A otto anni di distanza da quell’8 ottobre 2015, dopo la sentenza della Corte d’assise d’appello pronunciata venerdì dal presidente Claudio Mazza, in paese non si parla d’altro e il primo pensiero di molti è proprio per l’imprenditore all’epoca 50enne, marito e padre di due figli, del quale non si è più saputo nulla e della cui possibile sorte, almeno finora, c’è solo una verità giudiziaria affidata alle sentenze di primo grado e di appello. «Mi dispiace per il povero Mario perché non si sa che fine abbia fatto e non c’è una tomba dove poterlo piangere» afferma una signora, che ricorda di averlo visto poco prima della scomparsa. Per la famiglia, per la moglie e per i figli deve essere uno strazio». Quanto a Giacomo, condannato per omicidio e distruzione di cadavere, non ci sono molti dubbi: «Se l’hanno condannato ancora all’ergastolo – dice – avranno le loro ragioni». In paese tutti sanno che i rapporti tra le due famiglie, quella di Mario e quella di Adelio, erano tutt’altro che idilliaci e non scorreva buon sangue. Due famiglie descritte come molto diverse, segnate dai caratteri dei due fratelli, «Mario buono come il pane, sempre gentile e disponibile, Adelio invece un po’ più sulle sue, così come Giacomo che conosco da quando era bambino», afferma Enrica, seduta al bar a leggere il Giornale di Brescia, aperto sulle due pagine che raccontano l’ultima udienza di venerdì in tribunale. 

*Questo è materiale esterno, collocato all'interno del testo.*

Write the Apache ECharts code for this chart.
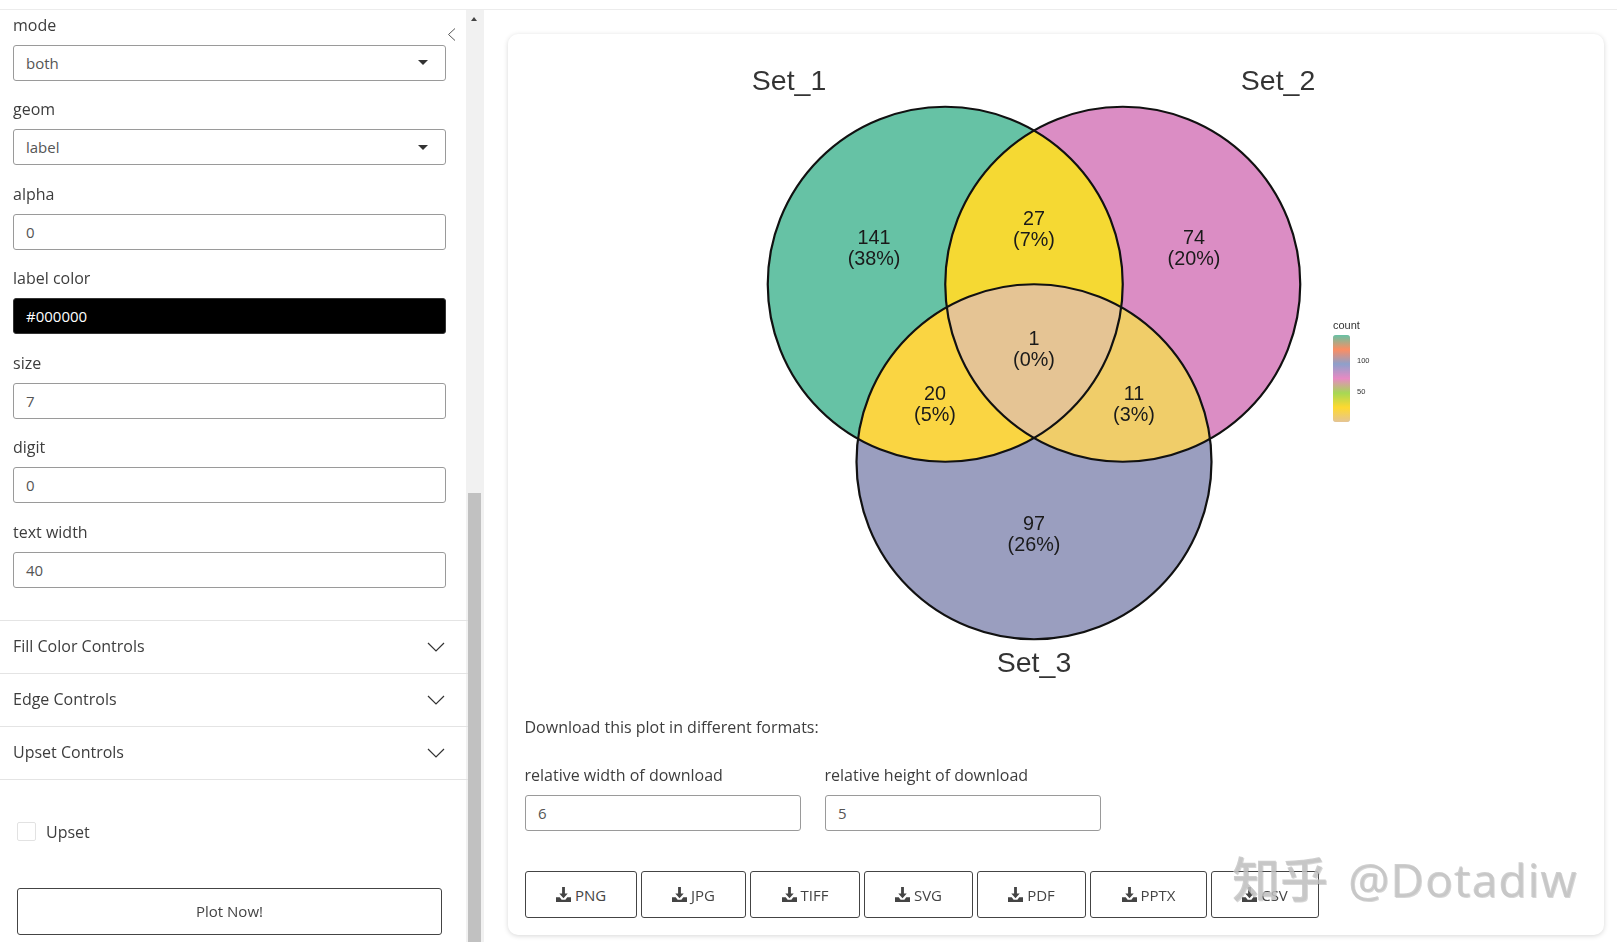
<!DOCTYPE html>
<html>
<head>
<meta charset="utf-8">
<script src="https://cdn.jsdelivr.net/npm/echarts@6/dist/echarts.min.js"></script>
<style>
html,body{margin:0;padding:0;width:1617px;height:942px;overflow:hidden;background:#fff;font-family:"Open Sans",sans-serif;color:#3d3d3d}
.a{position:absolute}
.t{position:absolute;line-height:24px;height:24px;white-space:nowrap;font-size:16px}
.box{position:absolute;box-sizing:border-box;left:13px;width:433px;height:36px;border:1px solid #9a9a9a;border-radius:3px;background:#fff;padding-left:12px;font-size:15px;line-height:34px;color:#555}
.caret{position:absolute;left:418px;width:0;height:0;border-left:5px solid transparent;border-right:5px solid transparent;border-top:5px solid #333}
.line{position:absolute;left:0;width:468px;height:1px;background:#e4e4e4}
.btn{position:absolute;box-sizing:border-box;top:871px;height:47px;border:1px solid #444;border-radius:3px;background:#fff;display:flex;align-items:center;justify-content:center;font-size:15px;color:#444}
.btn svg{width:15px;height:15px;margin-right:4px;fill:#444}
.inp2{position:absolute;box-sizing:border-box;top:795px;width:276px;height:36px;border:1px solid #9a9a9a;border-radius:3px;padding-left:12px;font-size:15px;line-height:34px;color:#555;background:#fff}
#card{position:absolute;left:508px;top:34px;width:1096px;height:901px;background:#fff;border-radius:10px;box-shadow:0 1px 5px rgba(0,0,0,.16)}
#chart{position:absolute;left:0;top:0;width:1617px;height:942px}
#wm{position:absolute;left:1232px;top:846px;height:60px;line-height:60px;white-space:nowrap;color:rgba(195,195,195,.8);text-shadow:1px 1px 0 rgba(120,120,120,.3);pointer-events:none}
</style>
</head>
<body>
<div class="a" style="left:0;top:9px;width:1617px;height:1px;background:#ececec"></div>

<div id="card"></div>
<div id="chart"></div>

<!-- sidebar -->
<div class="a" style="left:466px;top:10px;width:18px;height:932px;background:#f1f1f1"></div>
<div class="a" style="left:468px;top:493px;width:13px;height:449px;background:#c1c1c1"></div>
<div class="a" style="left:471px;top:17px;width:0;height:0;border-left:3.5px solid transparent;border-right:3.5px solid transparent;border-bottom:4px solid #444"></div>
<svg class="a" style="left:447px;top:27px" width="10" height="15"><polyline points="8,1.5 1.5,7.5 8,13.5" fill="none" stroke="#555" stroke-width="1"/></svg>

<div class="t" style="left:13px;top:13px">mode</div>
<div class="box" style="top:45px">both</div><div class="caret" style="top:60px"></div>
<div class="t" style="left:13px;top:97px">geom</div>
<div class="box" style="top:129px">label</div><div class="caret" style="top:145px"></div>
<div class="t" style="left:13px;top:182px">alpha</div>
<div class="box" style="top:214px">0</div>
<div class="t" style="left:13px;top:266px">label color</div>
<div class="box" style="top:298px;background:#000;color:#fff;border-color:#333">#000000</div>
<div class="t" style="left:13px;top:351px">size</div>
<div class="box" style="top:383px">7</div>
<div class="t" style="left:13px;top:435px">digit</div>
<div class="box" style="top:467px">0</div>
<div class="t" style="left:13px;top:520px">text width</div>
<div class="box" style="top:552px">40</div>

<div class="line" style="top:620px"></div>
<div class="t" style="left:13px;top:634px">Fill Color Controls</div>
<svg class="a" style="left:427px;top:642px" width="18" height="11"><polyline points="1,1 9,9 17,1" fill="none" stroke="#333" stroke-width="1.2"/></svg>
<div class="line" style="top:673px"></div>
<div class="t" style="left:13px;top:687px">Edge Controls</div>
<svg class="a" style="left:427px;top:695px" width="18" height="11"><polyline points="1,1 9,9 17,1" fill="none" stroke="#333" stroke-width="1.2"/></svg>
<div class="line" style="top:726px"></div>
<div class="t" style="left:13px;top:740px">Upset Controls</div>
<svg class="a" style="left:427px;top:748px" width="18" height="11"><polyline points="1,1 9,9 17,1" fill="none" stroke="#333" stroke-width="1.2"/></svg>
<div class="line" style="top:779px"></div>

<div class="a" style="left:17px;top:822px;width:19px;height:19px;box-sizing:border-box;border:1px solid #e2e2e2;border-radius:2px"></div>
<div class="t" style="left:46px;top:820px">Upset</div>
<div class="a" style="left:17px;top:888px;width:425px;height:47px;box-sizing:border-box;border:1px solid #444;border-radius:3px;text-align:center;line-height:45px;font-size:15px;color:#444">Plot Now!</div>

<!-- download area -->
<div class="t" style="left:524.500px;top:715px">Download this plot in different formats:</div>
<div class="t" style="left:524.500px;top:763px">relative width of download</div>
<div class="t" style="left:824.500px;top:763px">relative height of download</div>
<div class="inp2" style="left:525px">6</div>
<div class="inp2" style="left:825px">5</div>
<div id="btns"></div>

<div id="wm"><span style="font-family:'Noto Sans CJK SC';font-size:48px;font-weight:500">知乎</span><span style="font-family:'Noto Sans';font-size:46px;margin-left:20px;letter-spacing:1px">@Dotadiw</span></div>

<script>
// ---- chart data ----
const setNames = ['Set_1', 'Set_2', 'Set_3'];
const setCenterX = [-0.5, 0.5, 0];
const setCenterY = [0.5, 0.5, -0.5];
const setRadius = 1;
const setLabelX = [-1.38, 1.375, 0];
const setLabelY = [1.636, 1.636, -1.639];

const regionMembers = [[1,0,0],[0,1,0],[0,0,1],[1,1,0],[1,0,1],[0,1,1],[1,1,1]];
const regionCounts = [141, 74, 97, 27, 20, 11, 1];
const regionLabelX = [-0.901, 0.901, 0, 0, -0.558, 0.563, 0];
const regionLabelY = [0.701, 0.701, -0.911, 0.805, -0.183, -0.183, 0.129];

const legendColors = ['#e5c494','#ffd92f','#a6d854','#e78ac3','#8da0cb','#fc8d62','#66c2a5'];
const legendTicks = [50, 100];

const buttonNames = ['PNG','JPG','TIFF','SVG','PDF','PPTX','CSV'];
const buttonLeft = [525,641,750,864,977,1090,1211];
const buttonWidth = [112,105,110,109,109,117,108];

// ---- buttons ----
const icon = '<svg viewBox="0 0 16 16"><path d="M6.5 0h3v7h3L8 12 3.500 7h3z"/><path d="M0 11h4l2 2.500h4L12 11h4v5H0z"/></svg>';
document.getElementById('btns').innerHTML = buttonNames.map((n, i) =>
  `<div class="btn" style="left:${buttonLeft[i]}px;width:${buttonWidth[i]}px">${icon}${n}</div>`).join('');

// ---- venn geometry: trace each region's boundary from the circles ----
const norm = a => { a %= 2 * Math.PI; return a < 0 ? a + 2 * Math.PI : a; };
const inside = (j, x, y) => Math.hypot(x - setCenterX[j], y - setCenterY[j]) < setRadius;
function circleArcs(i) {
  const angles = [];
  for (let j = 0; j < 3; j++) {
    if (j === i) continue;
    const dx = setCenterX[j] - setCenterX[i], dy = setCenterY[j] - setCenterY[i];
    const d = Math.hypot(dx, dy), base = Math.atan2(dy, dx), off = Math.acos(d / (2 * setRadius));
    angles.push(norm(base + off), norm(base - off));
  }
  angles.sort((a, b) => a - b);
  return angles.map((a, k) => {
    const b = k === angles.length - 1 ? angles[0] + 2 * Math.PI : angles[k + 1];
    return [a, b];
  });
}
const arcPoint = (i, a) => [setCenterX[i] + setRadius * Math.cos(a), setCenterY[i] + setRadius * Math.sin(a)];
function regionOutline(mask) {
  const arcs = [];
  for (let i = 0; i < 3; i++) {
    circleArcs(i).forEach(([a, b]) => {
      const [mx, my] = arcPoint(i, (a + b) / 2);
      let ok = true;
      for (let j = 0; j < 3; j++) if (j !== i && (inside(j, mx, my) ? 1 : 0) !== mask[j]) ok = false;
      if (ok) arcs.push(mask[i] ? { i, s: a, e: b } : { i, s: b, e: a });
    });
  }
  const pts = [];
  let cur = arcs.shift();
  while (cur) {
    for (let k = 0; k <= 80; k++) pts.push(arcPoint(cur.i, cur.s + (cur.e - cur.s) * k / 80));
    const end = arcPoint(cur.i, cur.e);
    let best = -1, bd = 1e9;
    arcs.forEach((q, n) => {
      const st = arcPoint(q.i, q.s), d = Math.hypot(st[0] - end[0], st[1] - end[1]);
      if (d < bd) { bd = d; best = n; }
    });
    cur = best >= 0 ? arcs.splice(best, 1)[0] : null;
  }
  return pts;
}
const regionOutlines = regionMembers.map(regionOutline);
const total = regionCounts.reduce((a, b) => a + b, 0);

// ---- chart ----
const chart = echarts.init(document.getElementById('chart'), null, { renderer: 'canvas' });
chart.setOption({
  animation: false,
  backgroundColor: 'transparent',
  title: {
    text: 'count', left: 1333, top: 320, padding: 0,
    textStyle: { fontFamily: 'Liberation Sans', fontSize: 11, fontWeight: 'normal', color: '#333' }
  },
  grid: [
    { left: 679, top: 18, width: 710, height: 710, show: false },
    { left: 1333, top: 335, width: 17, height: 87, show: false }
  ],
  xAxis: [
    { gridIndex: 0, type: 'value', min: -2, max: 2, show: false },
    { gridIndex: 1, type: 'value', min: 0, max: 1, show: false }
  ],
  yAxis: [
    { gridIndex: 0, type: 'value', min: -2, max: 2, show: false },
    {
      gridIndex: 1, type: 'value', min: 1, max: 141, position: 'right', z: 20,
      splitLine: { show: false },
      axisLine: { show: false },
      axisTick: { show: true, inside: true, length: 3.5, customValues: legendTicks, lineStyle: { color: '#fff', width: 0.6 } },
      axisLabel: { customValues: legendTicks, margin: 7, fontFamily: 'Liberation Sans', fontSize: 7.5, color: '#333' }
    }
  ],
  visualMap: {
    type: 'continuous', min: 1, max: 141, seriesIndex: 0, dimension: 1,
    inRange: { color: legendColors },
    left: 1333, top: 335, itemWidth: 17, itemHeight: 87, padding: 0,
    calculable: false, hoverLink: false, text: null, showLabel: false,
    textStyle: { fontSize: 0 }, z: 1
  },
  series: [
    {
      type: 'custom', coordinateSystem: 'cartesian2d', xAxisIndex: 0, yAxisIndex: 0, z: 2, silent: true, clip: false,
      dimensions: ['region', 'count'],
      data: regionCounts.map((c, i) => [i, c]),
      renderItem(params, api) {
        const r = api.value(0), c = api.value(1);
        const pts = regionOutlines[r].map(p => api.coord(p));
        const pos = api.coord([regionLabelX[r], regionLabelY[r]]);
        return {
          type: 'group',
          children: [
            { type: 'polygon', shape: { points: pts }, style: { fill: api.visual('color'), stroke: 'none' } },
            {
              type: 'text', x: pos[0], y: pos[1], z2: 10,
              style: {
                text: c + '\n(' + Math.round(c / total * 100) + '%)',
                fontFamily: 'Liberation Sans', fontSize: 19.8, lineHeight: 21,
                fill: '#1a1a1a', align: 'center', verticalAlign: 'middle'
              }
            }
          ]
        };
      }
    },
    {
      type: 'custom', coordinateSystem: 'cartesian2d', xAxisIndex: 0, yAxisIndex: 0, z: 3, silent: true, clip: false,
      data: setCenterX.map((x, i) => [x, setCenterY[i]]),
      renderItem(params, api) {
        const c = api.coord([api.value(0), api.value(1)]);
        const rad = api.size([setRadius, 0])[0];
        return {
          type: 'circle', shape: { cx: c[0], cy: c[1], r: rad },
          style: { fill: 'none', stroke: '#111', lineWidth: 2.2 }
        };
      }
    },
    {
      type: 'scatter', xAxisIndex: 0, yAxisIndex: 0, symbolSize: 0, silent: true, z: 4,
      data: setNames.map((n, i) => ({ name: n, value: [setLabelX[i], setLabelY[i]] })),
      label: {
        show: true, position: 'inside', formatter: '{b}',
        fontFamily: 'Liberation Sans', fontSize: 28.5, color: '#000'
      }
    }
  ]
});
</script>
</body>
</html>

Una donna legge la notizia della condanna - © www.giornaledibrescia.it
Una donna legge la notizia della condanna - © www.giornaledibrescia.it

Le due famiglie

In pochi, insomma, sembrano disposti a credere all’innocenza di Giacomo, che ancora venerdì alla Corte ha ripetuto in lacrime di non aver fatto quello per cui l’accusano. Molti si chiedono anche il ruolo che possono aver avuto gli operai che si trovavano in fonderia quella sera e se davvero si sia suicidato Beppe Ghirardini, l’addetto ai forni rinvenuto cadavere a Case di Viso con un’esca al cianuro nello stomaco, una settimana dopo la scomparsa del suo datore di lavoro. E con la condanna in primo grado di Giacomo anche la posizione di Oscar Maggi rischia di essersi aggravata: accusato di concorso in omicidio e distruzione di cadavere nell’ambito di un’indagine, nata dopo la trasmissione degli atti voluta dal giudice di primo grado Roberto Spanò, e nelle mani del procuratore aggiunto Silvio Bonfigli. Che potrebbe a questo punto prendere una direzione precisa.